Para trabalhar na reparação das refinarias, Maduro contou com a assistência de técnicos iranianos que chegaram ao país em vários voos da companhia Mahan Air nas últimas semanas. Apesar do anúncio oficial de que ambas as refinarias foram reformadas com sucesso, novos inconvenientes técnicos surgiram no caminho e retardaram o começo dos trabalhos.

A PDVSA precisava obter no mercado internacional alguns componentes adicionais para a fabricação da gasolina, mas não pode fazê-lo por causa das sanções norte-americanas.

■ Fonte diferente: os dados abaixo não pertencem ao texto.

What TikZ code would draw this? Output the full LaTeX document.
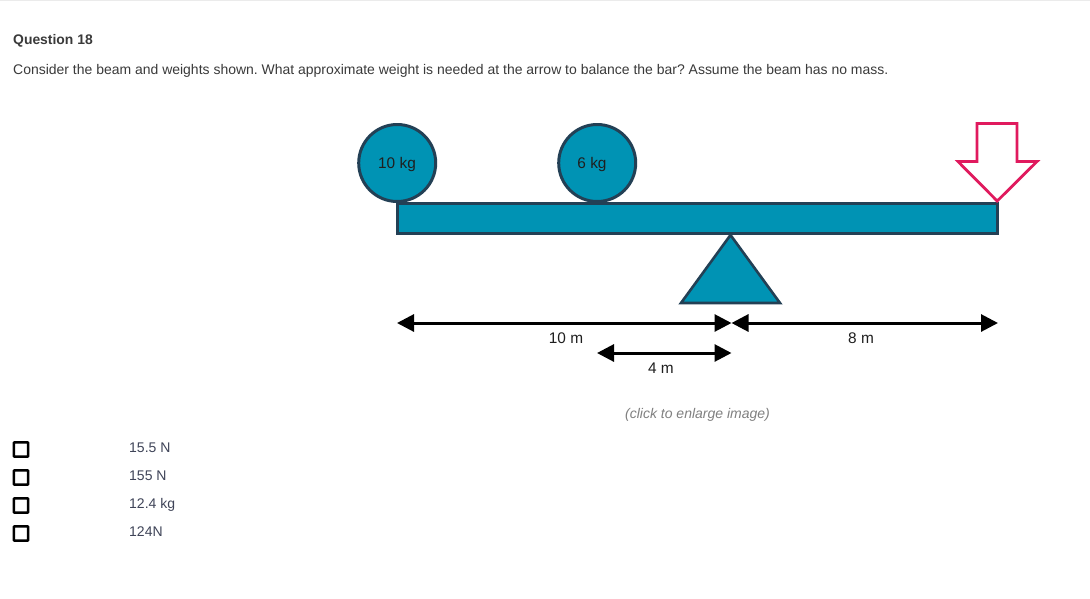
\documentclass[tikz,border=0pt]{standalone}
\usepackage{fontspec}
\setmainfont{Liberation Sans}
\usetikzlibrary{arrows.meta}
\definecolor{teal}{HTML}{0093B4}
\definecolor{edgeblue}{HTML}{234055}
\definecolor{pinkred}{HTML}{E01A5E}
\definecolor{bodytext}{HTML}{3A3A3A}
\definecolor{opttext}{HTML}{3F4458}
\tikzset{
  shape part/.style={draw=edgeblue,fill=teal,line width=3pt,line join=miter,outer sep=0pt},
  massball/.style={shape part,circle,minimum size=77pt,inner sep=0pt},
  dim/.style={line width=3pt,{Triangle[length=17pt,width=17pt]}-{Triangle[length=17pt,width=17pt]}},
  lab/.style={inner sep=0pt,anchor=base,font=\fontsize{15.4}{17}\selectfont,text=black!88},
  txt/.style={inner sep=0pt,anchor=base west,font=\fontsize{13.97}{16}\selectfont,text=bodytext},
  opt/.style={inner sep=0pt,anchor=base west,font=\fontsize{14}{16}\selectfont,text=opttext},
  tick/.style={draw=black,line width=2.5pt,rounded corners=0.6pt,minimum size=14.2pt,inner sep=0pt,outer sep=0pt}
}
\begin{document}
\begin{tikzpicture}[x=1pt,y=-1pt]
\frenchspacing
\useasboundingbox[fill=white] (0,0) rectangle (1090,598);
\fill[black!8] (0,0) rectangle (1090,1);
\node[txt,font=\fontsize{13.9}{16}\selectfont\bfseries] (title) at (13,44.2) {Question 18};
\node[txt] (question) at (13,74.2) {Consider the beam and weights shown. What approximate weight is needed at the arrow to balance the bar? Assume the beam has no mass.};
% beam
\node[shape part,rectangle,minimum width=600pt,minimum height=30pt,inner sep=0pt,anchor=north west] (beam) at (397.5,203.5) {};
\node[massball] (m10) at (397.2,163) {};
\node[massball] (m6) at (597.2,163) {};
\node[lab] (l10) at (397,168) {10 kg};
\node[lab] (l6) at (592,168) {6 kg};
% fulcrum
\path[shape part,line width=2.6pt] (730.5,235) coordinate (apex) -- (780,303) -- (681,303) -- cycle;
% load arrow
\draw[draw=pinkred,line width=2.8pt,line join=miter,fill=white] (977,123.5) -- (1017,123.5) -- (1017,161.5) -- (1037,161.5) -- (997.2,201) coordinate (tip) -- (958,161.5) -- (977,161.5) -- cycle;
% dimensions
\coordinate (d1) at (397,323);
\coordinate (d2) at (731.5,323);
\coordinate (d3) at (998,323);
\coordinate (d4) at (597,353);
\coordinate (d5) at (731.5,353);
\draw[dim] (d1) -- (d2);
\draw[dim] (d2) -- (d3);
\draw[dim] (d4) -- (d5);
\node[lab] (l10m) at (566,343) {10 m};
\node[lab] (l8m) at (861,343) {8 m};
\node[lab] (l4m) at (661,373) {4 m};
\node[txt,anchor=base,text=gray,font=\fontsize{14}{16}\selectfont\itshape] (cap) at (697.5,418) {(click to enlarge image)};
% options
\node[tick] (b1) at (21,449.5) {};
\node[tick] (b2) at (21,477.5) {};
\node[tick] (b3) at (21,505.5) {};
\node[tick] (b4) at (21,533.5) {};
\node[opt] (o1) at (129,452.2) {15.5 N};
\node[opt] (o2) at (129,480.2) {155 N};
\node[opt] (o3) at (129,508.2) {12.4 kg};
\node[opt] (o4) at (129,536.2) {124N};
\end{tikzpicture}
\end{document}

As dificuldades se agravaram especialmente com a saída da petroleira russa Rosneft. Nos últimos meses o Governo venezuelano vinha concretizando a compra de gasolina em alto-mar em troca de petróleo bruto. Esta operação foi dificultada com o endurecimento das sanções.

O parque de refinarias da PDVSA, um dos maiores do mundo, e no passado enormemente eficientes, sofreu uma grave deterioração sob os governos de Hugo Chávez e Nicolás Maduro, a partir de 1999, por causa da corrupção, da falta de manutenção, do desperdício e da retirada de investimentos. A chegada da gasolina iraniana poderá paliar a escassez de combustível na Venezuela durante algumas semanas, provavelmente pouco mais de um mês, segundo o cálculo de especialistas no setor. Enquanto isso, Maduro espera concretizar a reparação de algumas das refinarias do país para regularizar o abastecimento ao menos em Caracas.